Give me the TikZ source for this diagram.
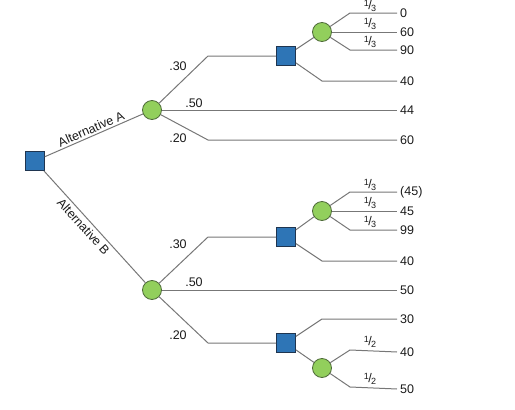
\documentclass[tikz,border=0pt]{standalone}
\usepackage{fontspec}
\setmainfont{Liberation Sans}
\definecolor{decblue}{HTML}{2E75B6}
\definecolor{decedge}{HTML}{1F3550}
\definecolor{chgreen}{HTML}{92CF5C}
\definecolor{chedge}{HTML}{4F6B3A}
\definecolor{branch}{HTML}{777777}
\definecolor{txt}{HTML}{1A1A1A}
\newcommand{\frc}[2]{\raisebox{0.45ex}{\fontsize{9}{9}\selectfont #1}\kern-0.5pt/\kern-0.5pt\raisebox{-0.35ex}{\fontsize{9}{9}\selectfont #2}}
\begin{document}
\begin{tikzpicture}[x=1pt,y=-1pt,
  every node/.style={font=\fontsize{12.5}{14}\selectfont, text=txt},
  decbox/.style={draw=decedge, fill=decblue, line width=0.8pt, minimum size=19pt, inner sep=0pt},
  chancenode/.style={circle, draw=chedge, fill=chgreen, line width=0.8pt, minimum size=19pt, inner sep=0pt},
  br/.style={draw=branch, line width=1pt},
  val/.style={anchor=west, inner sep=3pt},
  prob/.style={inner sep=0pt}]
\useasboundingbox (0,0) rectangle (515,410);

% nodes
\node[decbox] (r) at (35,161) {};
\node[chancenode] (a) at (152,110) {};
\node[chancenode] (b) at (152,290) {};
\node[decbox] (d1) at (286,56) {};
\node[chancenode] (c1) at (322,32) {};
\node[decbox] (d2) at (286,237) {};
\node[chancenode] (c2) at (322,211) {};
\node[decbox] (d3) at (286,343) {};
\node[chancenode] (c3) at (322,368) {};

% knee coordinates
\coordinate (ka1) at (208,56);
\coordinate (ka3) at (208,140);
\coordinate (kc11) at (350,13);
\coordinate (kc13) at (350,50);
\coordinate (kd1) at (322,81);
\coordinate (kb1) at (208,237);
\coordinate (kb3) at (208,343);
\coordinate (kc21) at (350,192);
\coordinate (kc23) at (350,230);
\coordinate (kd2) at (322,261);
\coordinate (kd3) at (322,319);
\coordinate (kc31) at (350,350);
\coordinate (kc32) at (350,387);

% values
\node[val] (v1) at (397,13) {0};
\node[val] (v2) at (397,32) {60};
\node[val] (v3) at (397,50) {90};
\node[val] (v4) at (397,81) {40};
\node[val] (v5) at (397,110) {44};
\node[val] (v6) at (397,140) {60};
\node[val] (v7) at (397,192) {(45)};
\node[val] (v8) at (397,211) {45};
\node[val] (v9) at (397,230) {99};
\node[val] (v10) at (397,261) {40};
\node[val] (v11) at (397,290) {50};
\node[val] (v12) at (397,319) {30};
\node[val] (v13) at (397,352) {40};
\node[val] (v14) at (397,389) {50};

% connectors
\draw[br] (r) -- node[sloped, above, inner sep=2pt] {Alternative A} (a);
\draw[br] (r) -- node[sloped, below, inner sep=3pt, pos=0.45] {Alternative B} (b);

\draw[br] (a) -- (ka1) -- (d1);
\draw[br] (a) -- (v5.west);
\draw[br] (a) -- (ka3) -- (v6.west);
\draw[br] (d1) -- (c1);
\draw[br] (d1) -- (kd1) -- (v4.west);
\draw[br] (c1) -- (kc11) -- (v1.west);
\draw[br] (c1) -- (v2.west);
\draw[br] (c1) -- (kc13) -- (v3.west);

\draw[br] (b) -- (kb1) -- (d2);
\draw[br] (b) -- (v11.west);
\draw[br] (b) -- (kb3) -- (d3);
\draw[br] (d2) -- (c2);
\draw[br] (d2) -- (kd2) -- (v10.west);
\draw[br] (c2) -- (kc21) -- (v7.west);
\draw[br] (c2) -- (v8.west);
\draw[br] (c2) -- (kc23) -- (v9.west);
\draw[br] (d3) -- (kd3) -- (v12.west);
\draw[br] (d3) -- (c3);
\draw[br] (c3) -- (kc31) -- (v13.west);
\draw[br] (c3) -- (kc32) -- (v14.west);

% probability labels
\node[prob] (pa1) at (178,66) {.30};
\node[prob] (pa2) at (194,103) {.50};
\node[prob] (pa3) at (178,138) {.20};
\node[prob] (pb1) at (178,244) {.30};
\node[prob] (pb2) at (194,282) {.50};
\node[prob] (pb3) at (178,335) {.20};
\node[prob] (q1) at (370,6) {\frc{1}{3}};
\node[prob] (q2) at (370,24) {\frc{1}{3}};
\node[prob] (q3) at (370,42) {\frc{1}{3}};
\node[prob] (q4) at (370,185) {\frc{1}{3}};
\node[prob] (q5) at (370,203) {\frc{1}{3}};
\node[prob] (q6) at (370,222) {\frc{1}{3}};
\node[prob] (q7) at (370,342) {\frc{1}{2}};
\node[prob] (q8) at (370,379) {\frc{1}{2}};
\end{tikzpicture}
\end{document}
########################################
BRIEF
Pictures are excluded: retype only the lines from the beginning of the listing above through the line with "(0,0) rectangle (515,410);", both included.

CORRECT RESPONSE
Give me the TikZ source for this diagram.
\documentclass[tikz,border=0pt]{standalone}
\usepackage{fontspec}
\setmainfont{Liberation Sans}
\definecolor{decblue}{HTML}{2E75B6}
\definecolor{decedge}{HTML}{1F3550}
\definecolor{chgreen}{HTML}{92CF5C}
\definecolor{chedge}{HTML}{4F6B3A}
\definecolor{branch}{HTML}{777777}
\definecolor{txt}{HTML}{1A1A1A}
\newcommand{\frc}[2]{\raisebox{0.45ex}{\fontsize{9}{9}\selectfont #1}\kern-0.5pt/\kern-0.5pt\raisebox{-0.35ex}{\fontsize{9}{9}\selectfont #2}}
\begin{document}
\begin{tikzpicture}[x=1pt,y=-1pt,
  every node/.style={font=\fontsize{12.5}{14}\selectfont, text=txt},
  decbox/.style={draw=decedge, fill=decblue, line width=0.8pt, minimum size=19pt, inner sep=0pt},
  chancenode/.style={circle, draw=chedge, fill=chgreen, line width=0.8pt, minimum size=19pt, inner sep=0pt},
  br/.style={draw=branch, line width=1pt},
  val/.style={anchor=west, inner sep=3pt},
  prob/.style={inner sep=0pt}]
\useasboundingbox (0,0) rectangle (515,410);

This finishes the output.